Vincenzo seppe molti anni prima quali erano le sue origini paterne. Perché scelse di andarle a scoprire solo in età matura?
«Proprio perché un’appartenenza si sceglie e quindi ci vuole la maturità, l’attrezzatura, la competenza, il coraggio per affrontarla. Non è semplicemente quanto sta scritto su un documento ufficiale. Non per caso si chiama “carta d’identità”».
Lei è di madrelingua sarda. Qual è il suo personale rapporto con l’italiano?
«É importante parlare più lingue possibile. La lingua madre ha un surplus affettivo e sentimentale che la rende insostituibile, inavvicinabile, ma non può e non deve mai essere confusa con un condimento folk, detesto il pittoresco. Su fatti linguistici cerco di non farmi tirare per la giacca: la mia lingua non si tocca».
Scrive che “lo strazio è la maledizione e la benedizione delle isole”. Perché proprio lo strazio?
«Per quel senso di depressione particolarissimo che caratterizza il fatto di dover abbandonare la propria terra ogni volta che ci si sposta, sette ore di mare non sono poche. Quando si cresce con l’idea che si abita in un luogo che rappresenta tutto lo spazio percorribile, ogni viaggio diventa uno sradicamento. Ho passato la mia infanzia all’interno della Sardegna ogni distanza sembrava infinita e un viaggio anche solo fino a Cagliari sembrava l’estremo dei viaggi, perché oltre non c’era nulla, solo mare… Quella particolare malinconia è quanto io definisco strazio».

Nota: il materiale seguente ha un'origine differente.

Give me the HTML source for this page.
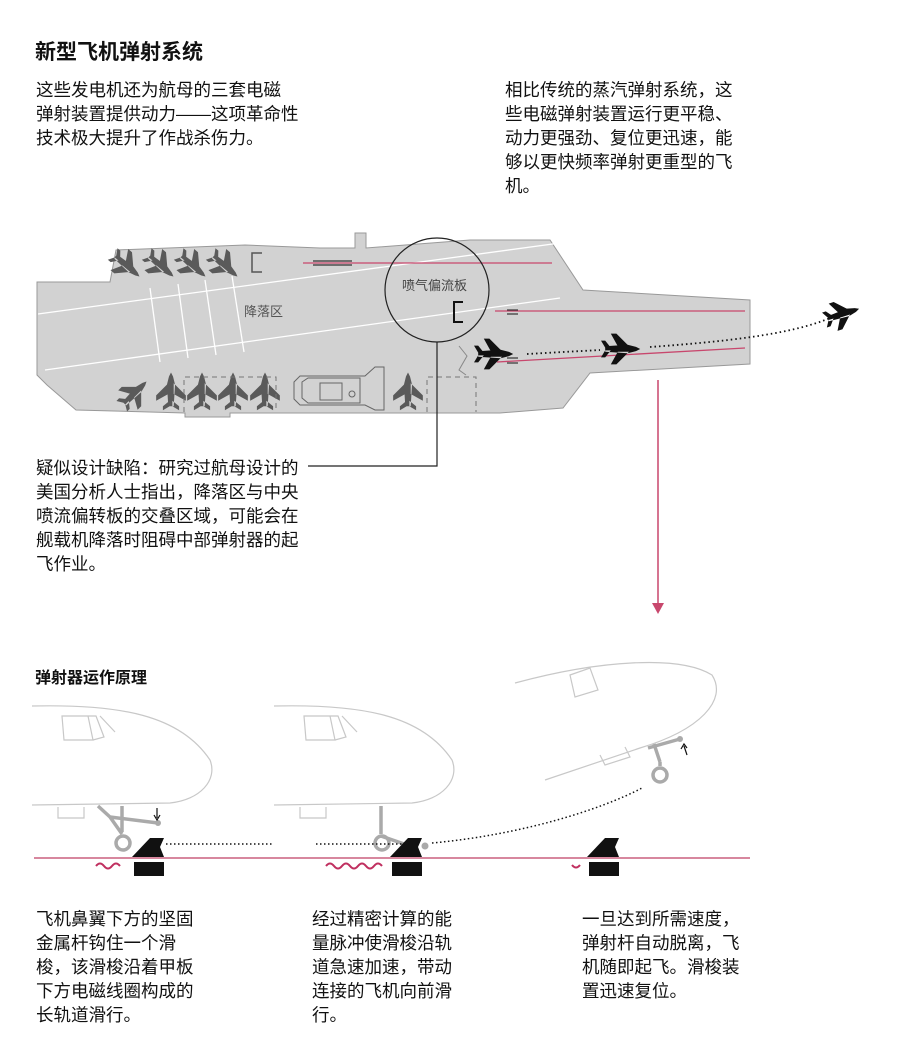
<!DOCTYPE html>
<html><head><meta charset="utf-8"><style>
body{margin:0;width:909px;height:1055px;background:#fff;position:relative;overflow:hidden;font-family:"Liberation Sans","Noto Sans CJK SC",sans-serif;color:#111}
.t{position:absolute;font-size:17.5px;line-height:24px;white-space:nowrap}
h1{position:absolute;left:35px;top:36px;margin:0;font-size:21px;font-weight:bold}
h2{position:absolute;left:35px;top:664px;margin:0;font-size:16px;font-weight:bold}
svg{position:absolute;left:0;top:0}
</style></head><body>
<h1>新型飞机弹射系统</h1>
<div class="t" style="left:36px;top:78px">这些发电机还为航母的三套电磁<br>弹射装置提供动力——这项革命性<br>技术极大提升了作战杀伤力。</div>
<div class="t" style="left:505px;top:78px">相比传统的蒸汽弹射系统，这<br>些电磁弹射装置运行更平稳、<br>动力更强劲、复位更迅速，能<br>够以更快频率弹射更重型的飞<br>机。</div>
<div class="t" style="left:36px;top:456px">疑似设计缺陷：研究过航母设计的<br>美国分析人士指出，降落区与中央<br>喷流偏转板的交叠区域，可能会在<br>舰载机降落时阻碍中部弹射器的起<br>飞作业。</div>
<h2>弹射器运作原理</h2>
<div class="t" style="left:36px;top:907px">飞机鼻翼下方的坚固<br>金属杆钩住一个滑<br>梭，该滑梭沿着甲板<br>下方电磁线圈构成的<br>长轨道滑行。</div>
<div class="t" style="left:312px;top:907px">经过精密计算的能<br>量脉冲使滑梭沿轨<br>道急速加速，带动<br>连接的飞机向前滑<br>行。</div>
<div class="t" style="left:582px;top:907px">一旦达到所需速度，<br>弹射杆自动脱离，飞<br>机随即起飞。滑梭装<br>置迅速复位。</div>

<svg width="909" height="1055" viewBox="0 0 909 1055">
<defs>
<g id="jet"><path d="M-12 -2 L4 -3 L10 -1.5 L13 0 L10 1.5 L4 3 L-12 2 Z M-3 -2 L-8 -11 L-4 -11 L5 -2 Z M-3 2 L-8 11 L-4 11 L5 2 Z M-12 -1 L-15 -6 L-12 -6 L-8 -1Z M-12 1 L-15 6 L-12 6 L-8 1Z"/></g>
</defs>
<path d="M37 282 L110 282 L116 250 L245 245 L320 248 L355 248 L355 233 L366 233 L366 248 L470 240 L550 240 L583 290 L750 300 L750 364 L590 373 L563 408 L500 413 L480 413 L430 413 L230 413 L230 417 L185 417 L185 413 L76 410 L47 385 L37 375 Z" fill="#d2d2d2" stroke="#999" stroke-width="1"/>
<g stroke="#fff" stroke-width="1.3" fill="none">
<line x1="38" y1="314" x2="560" y2="243"/>
<line x1="45" y1="370" x2="560" y2="298"/>
<line x1="150" y1="288" x2="160" y2="362"/>
<line x1="178" y1="284" x2="188" y2="358"/>
<line x1="205" y1="280" x2="216" y2="355"/>
<line x1="232" y1="276" x2="244" y2="352"/>
</g>
<text x="244" y="316" font-size="13" fill="#555" font-family="Noto Sans CJK SC">降落区</text>
<g stroke="#c8476d" stroke-width="1.3">
<line x1="303" y1="263" x2="552" y2="263"/>
<line x1="495" y1="311" x2="745" y2="311"/>
<line x1="497" y1="362" x2="745" y2="348"/>
</g>
<g stroke="#333" stroke-width="1.2">
<line x1="313" y1="261" x2="352" y2="261"/><line x1="313" y1="265" x2="352" y2="265"/>
<line x1="507" y1="310" x2="518" y2="310"/><line x1="507" y1="314" x2="518" y2="314"/>
<line x1="507" y1="358" x2="518" y2="358"/><line x1="507" y1="363" x2="518" y2="363"/>
</g>
<path d="M262 253 L252 253 L252 272 L262 272" stroke="#555" stroke-width="1.5" fill="none"/>
<path d="M463 302 L454 302 L454 322 L463 322" stroke="#111" stroke-width="2" fill="none"/>
<path d="M459 346 L467 356 L459 370 L466 375" stroke="#888" stroke-width="1" fill="none"/>
<g fill="#5a5a5a">
<use href="#jet" transform="translate(127 266) rotate(40) scale(1.25)"/>
<use href="#jet" transform="translate(161 266) rotate(40) scale(1.25)"/>
<use href="#jet" transform="translate(193 266) rotate(40) scale(1.25)"/>
<use href="#jet" transform="translate(225 266) rotate(40) scale(1.25)"/>
<use href="#jet" transform="translate(135 393) rotate(-45) scale(1.25)"/>
<use href="#jet" transform="translate(171 390) rotate(-90) scale(1.35)"/>
<use href="#jet" transform="translate(202 390) rotate(-90) scale(1.35)"/>
<use href="#jet" transform="translate(233 390) rotate(-90) scale(1.35)"/>
<use href="#jet" transform="translate(265 390) rotate(-90) scale(1.35)"/>
<use href="#jet" transform="translate(408 390) rotate(-90) scale(1.35)"/>
</g>
<g stroke="#777" stroke-dasharray="5,4" fill="none" stroke-width="1">
<path d="M184 412 L184 377 L276 377 L276 412"/>
<path d="M427 412 L427 377 L476 377 L476 412"/>
</g>
<path d="M294 382 L300 376 L365 376 L375 367 L384 367 L384 410 L375 410 L365 405 L300 405 L294 399 Z" fill="none" stroke="#666" stroke-width="1"/>
<path d="M302 382 L308 378 L360 378 L360 403 L308 403 L302 398 Z" fill="none" stroke="#666" stroke-width="1"/>
<rect x="320" y="383" width="22" height="17" fill="none" stroke="#666"/>
<circle cx="352" cy="394" r="3" fill="none" stroke="#666"/>
<circle cx="437" cy="290" r="52" fill="none" stroke="#222" stroke-width="1.2"/>
<text x="402" y="290" font-size="13" fill="#444" font-family="Noto Sans CJK SC">喷气偏流板</text>
<path d="M437 342 L437 466 L308 466" stroke="#222" stroke-width="1.2" fill="none"/>
<g fill="#111">
<use href="#jet" transform="translate(495 354) scale(1.4)"/>
<use href="#jet" transform="translate(622 349) scale(1.4)"/>
<use href="#jet" transform="translate(843 314) rotate(-18) scale(1.3)"/>
</g>
<path d="M527 354 L600 350 M650 347 C720 342 790 335 830 318" stroke="#111" stroke-width="1.8" stroke-dasharray="1.5,3" fill="none"/>
<line x1="658" y1="380" x2="658" y2="605" stroke="#c8476d" stroke-width="1.5"/>
<path d="M652 603 L664 603 L658 614 Z" fill="#c8476d"/>

<g fill="none" stroke="#c8c8c8" stroke-width="1.2">
<path d="M32 706 C120 704 180 715 210 760 C218 780 200 800 170 803 L32 805"/>
<path d="M62 716 L88 716 L93 740 L64 740 Z M88 716 L96 716 L104 737 L93 740 M100 716 L115 732"/>
<path d="M58 807 L58 818 L84 818 L84 807"/>
<path d="M274 706 C362 704 422 715 452 760 C460 780 442 800 412 803 L274 805"/>
<path d="M304 716 L330 716 L335 740 L306 740 Z M330 716 L338 716 L346 737 L335 740 M342 716 L357 732"/>
<path d="M300 807 L300 818 L326 818 L326 807"/>
<path d="M515 683 C600 660 680 655 712 675 C728 700 700 730 640 748 L545 780"/>
<path d="M570 675 L590 668 L598 690 L575 697 Z"/>
<path d="M600 755 L605 765 L630 757 L625 747"/>
</g>
<g stroke="#aaa" stroke-width="3.5" fill="none">
<path d="M98 806 L110 817 L122 834 M122 806 L122 832 M110 817 L158 823"/>
<circle cx="123" cy="843" r="7"/>
<path d="M381 806 L381 834 M381 836 L410 846"/>
<circle cx="382" cy="843" r="7"/>
<path d="M654 744 L660 762 M648 748 L680 739 M660 762 L660 766"/>
<circle cx="660" cy="775" r="7"/>
</g>
<g fill="#aaa"><circle cx="158" cy="823" r="3"/><circle cx="425" cy="846" r="3.5"/><circle cx="680" cy="739" r="3"/></g>
<path d="M157 808 L157 818 M154 815 L157 820 L160 815" stroke="#111" stroke-width="1.2" fill="none"/>
<path d="M687 755 L684 746 M681 749 L684 744 L687 748" stroke="#111" stroke-width="1.2" fill="none"/>
<g fill="#111">
<path d="M132 857 L150 838 L164 838 L160 847 L164 857 Z"/>
<path d="M390 857 L408 838 L422 838 L418 847 L422 857 Z"/>
<path d="M587 857 L605 838 L619 838 L615 847 L619 857 Z"/>
<rect x="134" y="862" width="30" height="14"/>
<rect x="392" y="862" width="30" height="14"/>
<rect x="589" y="862" width="30" height="14"/>
</g>
<line x1="34" y1="858" x2="750" y2="858" stroke="#d7879e" stroke-width="2"/>
<path d="M166 844 L272 844 M316 844 L420 844" stroke="#111" stroke-width="1.5" stroke-dasharray="1.5,2.5"/>
<path d="M432 843 C520 835 600 810 642 788" stroke="#111" stroke-width="1.5" stroke-dasharray="1.5,2.5" fill="none"/>
<g stroke="#c03060" stroke-width="2" fill="none">
<path d="M96 866 q4 -5 8 0 t8 0 t8 0"/>
<path d="M326 866 q4 -5 8 0 t8 0 t8 0 t8 0 t8 0 t8 0 t8 0"/>
<path d="M572 865 q4 5 8 0"/>
</g>
</svg>
</body></html>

A cosa si riferisce quando parla di “tempi esigui”?
«Sono i tempi in cui abbiamo deciso di abbandonare la Memoria e la Sobrietà; quando abbiamo spezzato il contratto col nostro delicatissimo e prezioso territorio in nome del “tutto e subito”; quando anche l’azione politica è diventata un’attività cash, pronto cassa; quando abbiamo deciso che nel paese dell’arte “di cultura non si mangia”… Più esigui di così… Io ho cercato di raccontare quel tempo di mezzo in cui siamo passati dalla coscienza della povertà all’illusione della ricchezza; quando abbiamo cessato di diventare cittadini e siamo diventati solo consumatori; quando da emigranti siamo diventati coloro che rimandano i profughi in mare…»
Come mai ha scelto questo preciso lasso temporale che va dal ’43 al ’78?

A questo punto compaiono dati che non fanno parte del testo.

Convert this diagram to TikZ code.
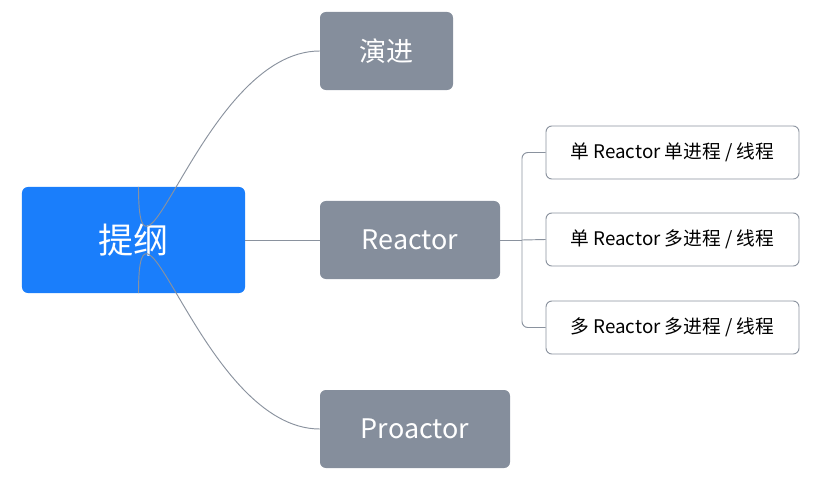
\documentclass[tikz,border=0pt]{standalone}
\usepackage{fontspec}
\setmainfont{Noto Sans CJK SC}
\usetikzlibrary{positioning}
\definecolor{rootblue}{HTML}{1A7EFB}
\definecolor{topicgray}{HTML}{858E9C}
\definecolor{linegray}{HTML}{8A929E}
\begin{document}
\begin{tikzpicture}[
    x=0.03cm, y=-0.03cm,
    root/.style={
        rectangle,
        fill=rootblue,
        text=white,
        rounded corners=5pt,
        minimum width=6.69cm,
        minimum height=3.18cm,
        font=\fontsize{30}{34}\selectfont
    },
    topic/.style={
        rectangle,
        fill=topicgray,
        text=white,
        rounded corners=5pt,
        minimum height=2.34cm,
        font=\fontsize{23}{27}\selectfont
    },
    leaf/.style={
        rectangle,
        draw=linegray,
        fill=white,
        thick,
        rounded corners=5pt,
        minimum width=7.59cm,
        minimum height=1.59cm,
        font=\fontsize{16}{19}\selectfont
    },
    line/.style={
        draw=linegray,
        thick
    }
]
\useasboundingbox (0,0) rectangle (821,481);

% Nodes
\node [root] (outline) at (133.5,240) {提纲};
\node [topic, minimum width=3.99cm] (evol) at (386.5,51) {演进};
\node [topic, minimum width=5.4cm] (reactor) at (410,240) {Reactor};
\node [topic, minimum width=5.7cm] (proactor) at (415,429) {Proactor};
\node [leaf] (single) at (672.5,152.5) {单 Reactor 单进程 / 线程};
\node [leaf] (multi) at (672.5,239.5) {单 Reactor 多进程 / 线程};
\node [leaf] (many) at (672.5,327.5) {多 Reactor 多进程 / 线程};
\coordinate (fork) at (522,240);

% Edges
\path [line] ([xshift=0.15cm]outline.north) .. controls ++(0,-4.2cm) and ++(-3.5cm,0) .. (evol.west);
\path [line] ([xshift=0.15cm]outline.south) .. controls ++(0,4.2cm) and ++(-3.5cm,0) .. (proactor.west);
\path [line] (outline) -- (reactor);
\path [line] (reactor) -- (fork);
\path [line, rounded corners=5pt] (single.west) -| (fork) |- (many.west);
\path [line] (fork) -- (multi.west);

\end{tikzpicture}
\end{document}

«Non cito mai il terrorismo, ma il ’78 è l’anno della morte di Aldo Moro e il ’43 il proverbiale anno della fame. Tra questi due numeri sussiste l’arco della nostra trasformazione genetica come italiani… Dalla rinascita dopo la lotta partigiana alla nuova lotta armata, due fasi sanguinose e intestine. Il resto è stata un’elaborazione ostinata di quell’escalation come i corni di un arco che di volta in volta si avvicinano o si allontanano a seconda delle tensioni. Seguirono gli anni ottanta e poi i deprimenti anni novanta all’insegna della parola senza sostanza, fino ad oggi: anni decisamente esigui».
Vuole anticiparci qualcosa del capitolo finale della trilogia?
«Sarà la saga di Cristian, si intitolerà “La Parola Profonda”, sarà pronto fra un paio d’anni… Ci vuole tempo per provare a scrivere bene».